Achieving higher blending targets will require significant capital investment and a comprehensive policy roadmap. A key step is the accelerated adoption of flexible fuel vehicles (FFVs), which can run on ethanol blends of up to 100%. These vehicles, when coupled with affordable conversion kits, could play a pivotal role in deepening India’s ethanol ecosystem.

Currently, ethanol is blended exclusively with petrol, but experts believe blending with diesel—though presently limited to 2–3%—represents the next frontier. Scaling this up will demand continuous investment and technological upgrades.

Pricing bottlenecks and policy challenges

Despite the progress, structural bottlenecks persist. The ethanol and sugar sectors remain heavily regulated. While input costs—especially for feedstocks like maize—have risen significantly, procurement prices offered by OMCs have largely remained static. Industry stakeholders are now demanding a transparent pricing mechanism that links production costs to selling prices, rather than complete deregulation.

Another concern is the delicate balance between food security and fuel security. India’s ethanol is largely derived from sugarcane—a water-intensive crop. The increasing diversion of sugarcane to ethanol production has put upward pressure on retail sugar prices and worsened groundwater stress in states like Maharashtra, Uttar Pradesh, and Karnataka. Given that these regions are already vulnerable to water shortages, the environmental cost of sugarcane-based ethanol cannot be ignored.

To mitigate this, the government is promoting maize-based ethanol production, which is both less water-intensive and more cost-effective. Nationally, achieving 20% ethanol blending requires nearly 165 lakh metric tonnes of food grains. While maize is widely used for ethanol production globally, India has lagged in this area. Most grain-based ethanol in the country comes from damaged food grains (DFG) such as broken rice or surplus rice procured by the Food Corporation of India (FCI).
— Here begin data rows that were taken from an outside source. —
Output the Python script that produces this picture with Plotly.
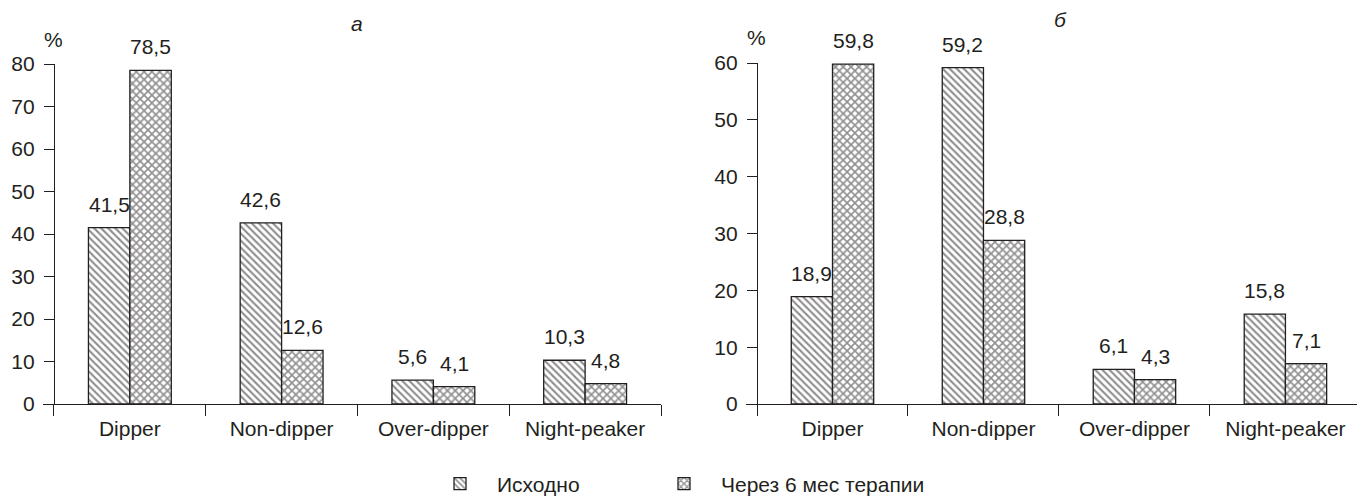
import plotly.graph_objects as go

categories = ["Dipper", "Non-dipper", "Over-dipper", "Night-peaker"]
series_names = ["Исходно", "Через 6 мес терапии"]

# Panel "а"
a_baseline = [41.5, 42.6, 5.6, 10.3]
a_after = [78.5, 12.6, 4.1, 4.8]
# Panel "б"
b_baseline = [18.9, 59.2, 6.1, 15.8]
b_after = [59.8, 28.8, 4.3, 7.1]

a_yticks = [0, 10, 20, 30, 40, 50, 60, 70, 80]
b_yticks = [0, 10, 20, 30, 40, 50, 60]

W, H = 1357, 497
INK = "#231f20"
FONT = "Liberation Sans, Arial, sans-serif"
FS = 21

def px_x(p):
    return p / W

def px_y(p):
    return (H - p) / H

fig = go.Figure()

patterns = [dict(shape="\\", size=5, solidity=0.42, fgcolor=INK, bgcolor="white"),
            dict(shape="x", size=5.5, solidity=0.5, fgcolor=INK, bgcolor="white")]
legend_ids = ["legend", "legend2"]

panels = [("x", "y", [a_baseline, a_after]), ("x2", "y2", [b_baseline, b_after])]
for pi, (xa, ya, data) in enumerate(panels):
    for si, vals in enumerate(data):
        fig.add_trace(go.Bar(
            x=categories, y=vals, name=series_names[si],
            xaxis=xa, yaxis=ya, offsetgroup=str(si),
            marker=dict(color="white", pattern=patterns[si],
                        line=dict(color=INK, width=1.3)),
            showlegend=(pi == 0), legendgroup=str(si), legend=legend_ids[si],
            hoverinfo="skip",
        ))

# value labels above bars
BW = 41.5
annotations = []
for xa, ya, data in panels:
    for si, vals in enumerate(data):
        for c, v in zip(categories, vals):
            annotations.append(dict(
                x=c, y=v, xref=xa, yref=ya, text=f"{v:.1f}".replace(".", ","),
                showarrow=False, yanchor="bottom", xanchor="center",
                xshift=(-BW / 2 if si == 0 else BW / 2),
                yshift=10, font=dict(family=FONT, size=FS, color=INK)))

# panel letters and % labels
def paper_text(txt, px, py):
    return dict(x=px_x(px), y=px_y(py), xref="paper", yref="paper", text=txt,
                xanchor="center", yanchor="middle", showarrow=False,
                font=dict(family=FONT, size=FS, color=INK))

annotations += [
    paper_text("<i>а</i>", 357, 24),
    paper_text("<i>б</i>", 1060, 19),
    paper_text("%", 54, 40),
    paper_text("%", 757, 38),
]

xcommon = dict(type="category", showline=True, linecolor=INK, linewidth=1.3,
               ticks="outside", tickson="boundaries", ticklen=11, tickcolor=INK,
               tickwidth=1.3, showgrid=False, zeroline=False, fixedrange=True,
               automargin=False, ticklabelstandoff=6,
               tickfont=dict(family=FONT, size=FS, color=INK))
ycommon = dict(showline=True, linecolor=INK, linewidth=1.3, ticks="outside",
               ticklen=10, tickcolor=INK, tickwidth=1.3, showgrid=False,
               zeroline=False, anchor="free", fixedrange=True, automargin=False,
               ticklabelstandoff=5,
               tickfont=dict(family=FONT, size=FS, color=INK))

legcommon = dict(orientation="h", xanchor="left", y=px_y(484), yanchor="middle",
                 itemwidth=64, font=dict(family=FONT, size=FS, color=INK),
                 bgcolor="rgba(0,0,0,0)")

fig.update_layout(
    width=W, height=H,
    margin=dict(l=0, r=0, t=0, b=0, autoexpand=False),
    plot_bgcolor="white", paper_bgcolor="white",
    barmode="group", bargap=0.454, bargroupgap=0,
    font=dict(family=FONT, size=FS, color=INK),
    xaxis=dict(**xcommon, domain=[px_x(43), px_x(661)], range=[-0.5 - 11 / 152, 3.5],
               anchor="y"),
    yaxis=dict(**ycommon, domain=[px_y(404), px_y(64)], range=[0, 80],
               tickvals=a_yticks, position=px_x(54)),
    xaxis2=dict(**xcommon, domain=[px_x(746), 1.0], range=[-0.5 - 11 / 151, 3.474],
                anchor="y2"),
    yaxis2=dict(**ycommon, domain=[px_y(404), px_y(63)], range=[0, 60],
                tickvals=b_yticks, position=px_x(757)),
    legend=dict(**legcommon, x=px_x(423)),
    legend2=dict(**legcommon, x=px_x(647)),
    annotations=annotations,
)

fig.write_html("out.html", config={"displayModeBar": False},
               post_script="document.body.style.margin='0px';document.body.style.overflow='hidden';")
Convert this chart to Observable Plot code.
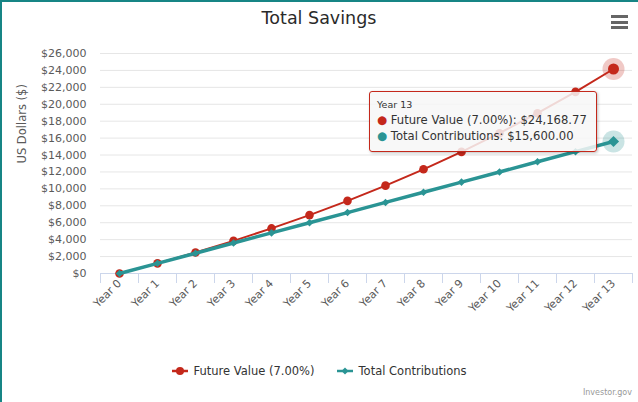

Flex-fuel vehicles: The missing link

Yet, one of the biggest hurdles may not be in production or policy, but in vehicle adoption. While ethanol-compatible technology exists, demand for flexible fuel vehicles in India remains low. Automakers have shown limited interest in switching production lines to FFVs, and without policy nudges or incentives, the status quo is unlikely to change.

Consumer adoption is also hampered by poor infrastructure for ethanol distribution, limited public awareness, and the relatively high cost of FFVs. Without a stronger ecosystem to support these vehicles, India’s blending targets risk falling short of their intended impact.

India’s early achievement of its 20% blending target is a commendable milestone, but the journey to 30% by 2030 will require deeper systemic reforms. A forward-looking policy framework must integrate energy goals with environmental safeguards, promote technological adoption across sectors, and ensure the economics work for producers and consumers alike. Only then can ethanol blending become a sustainable pillar of India’s clean energy future—one that balances ambition with accountability.